Minneapolis Mayor R.T.Rybak was talking stadium at the governor"s office Thursday. But it occurred to me that one piece of his argument has wider application -- to local government aid (LGA).

Rybak was noting that the deal struck by Gov. Mark Dayton, the Minnesota Vikings and legislative sponsors of a new stadium bill would, in essence, split the existing half-cent Minneapolis convention center sales tax. A portion of it would be "reclaimed" by the state, from whose authority it initially sprang, for stadium debt service. That maneuver could help skirt the Minneapolis charter requirement of spending no more than $10 million of city money on a sports facility without voter permission via a referendum.

The remainder of the convention center sales tax would be the city's to use for whatever purpose it chooses, Rybak said. "This would allow a local unit of government more control over sales taxes collected in the city."

That would make it a major change in more than 40 years of state insistence that local governments could only collect sales taxes with the Legislature's permission and for Legislature-dictated purposes. (Duluth has been the one exception to that rule, allowed to keep a local sales tax it already had when the rule went into force.)
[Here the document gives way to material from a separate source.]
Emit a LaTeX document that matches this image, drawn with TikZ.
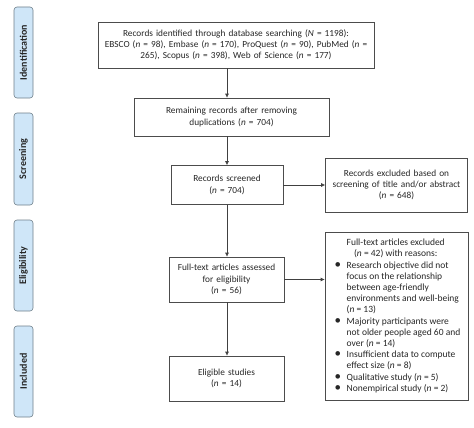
\documentclass[tikz,border=0pt]{standalone}
\usepackage{fontspec}
\setmainfont{Carlito}
\usetikzlibrary{arrows.meta,positioning}

\definecolor{phasefill}{HTML}{CFE6F8}
\definecolor{phaseline}{HTML}{6F7F8A}

% bullet, continuation indent and centred heading line of the exclusion list
\newcommand{\bul}{\makebox[14pt][l]{\hspace{2pt}{\fontsize{13}{8}\selectfont\textbullet}}}
\newcommand{\cont}{\hspace*{14pt}}
\newcommand{\head}[1]{\makebox[126pt][c]{#1}}

\begin{document}
\lineskiplimit=-5pt
\begin{tikzpicture}[x=1pt,y=-1pt,every node/.style={font=\fontsize{9.3}{11.3}\selectfont,text=black!85},box/.style={draw=black!70,line width=0.6pt,align=center,inner sep=2pt},phase/.style={draw=phaseline,fill=phasefill,line width=0.6pt,rounded corners=3pt,rotate=90,minimum height=19pt,inner sep=1pt,font=\fontsize{10}{12}\selectfont\bfseries},arr/.style={draw=black!75,line width=0.6pt,-{Latex[length=4pt,width=4pt]}}]
\useasboundingbox (0,0) rectangle (474,428);
% phases
\node[phase,minimum width=91pt] (phid) at (23.5,52.5) {Identification};
\node[phase,minimum width=92pt] (phscr) at (23.5,159) {Screening};
\node[phase,minimum width=91pt] (phelig) at (23.5,265.5) {Eligibility};
\node[phase,minimum width=91pt] (phincl) at (23.5,371.5) {Included};
% main column
\node[box,text width=272pt,minimum height=46pt] (ident) at (236,45) {Records identified through database searching (\textit{N} = 1198):\\ EBSCO (\textit{n} = 98), Embase (\textit{n} = 170), ProQuest (\textit{n} = 90), PubMed (\textit{n} =\\ 265), Scopus (\textit{n} = 398), Web of Science (\textit{n} = 177)};
\node[box,text width=191pt,minimum height=38pt] (remain) at (231.5,117) {Remaining records after removing\\ duplications (\textit{n} = 704)};
\node[box,text width=108pt,minimum height=39pt] (screen) at (227,185) {Records screened\\ (\textit{n} = 704)};
\node[box,text width=111pt,minimum height=45pt] (full) at (226.5,279.5) {Full-text articles assessed\\ for eligibility\\ (\textit{n} = 56)};
\node[box,text width=111pt,minimum height=45pt] (eligible) at (226.5,378.5) {Eligible studies\\ (\textit{n} = 14)};
% exclusions
\node[box,text width=138pt,minimum height=54pt] (excl) at (396.5,185) {Records excluded based on\\ screening of title and/or abstract\\ (\textit{n} = 648)};
\node[box,align=left,minimum width=143pt,minimum height=168pt,font=\fontsize{9.5}{11.2}\selectfont] (fullexcl) at (396.5,316) {\head{Full-text articles excluded}\\
\head{(\textit{n} = 42) with reasons:}\\
\bul Research objective did not\\
\cont focus on the relationship\\
\cont between age-friendly\\
\cont environments and well-being\\
\cont (\textit{n} = 13)\\
\bul Majority participants were\\
\cont not older people aged 60 and\\
\cont over (\textit{n} = 14)\\
\bul Insufficient data to compute\\
\cont effect size (\textit{n} = 8)\\
\bul Qualitative study (\textit{n} = 5)\\
\bul Nonempirical study (\textit{n} = 2)};
% arrows
\draw[arr] (ident.south -| screen) -- (remain.north -| screen);
\draw[arr] (remain.south -| screen) -- (screen.north);
\draw[arr] (screen.south) -- (full.north -| screen);
\draw[arr] (full.south -| screen) -- (eligible.north -| screen);
\draw[arr] (screen.east) -- (excl.west);
\draw[arr] (full.east) -- (full.east -| fullexcl.west);
\end{tikzpicture}
\end{document}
Local control over some portion of a locale's sales tax receipts is precisely what some municipal officials around the state have been seeking as LGA has eroded in the past decade.. Those from cities with strong retail sectors chafe at generating robust sales tax proceeds for the state and getting depleted LGA checks in return.

If the Minneapolis City Council gets its hands on even a small fraction of the convention center tax to use at will, other cities are bound to notice. So will the Republican legislators who have wanted for years to shift LGA away from the state's biggest cities and reserve it for strugging cities in Greater Minnesota -- or phase it out entirely.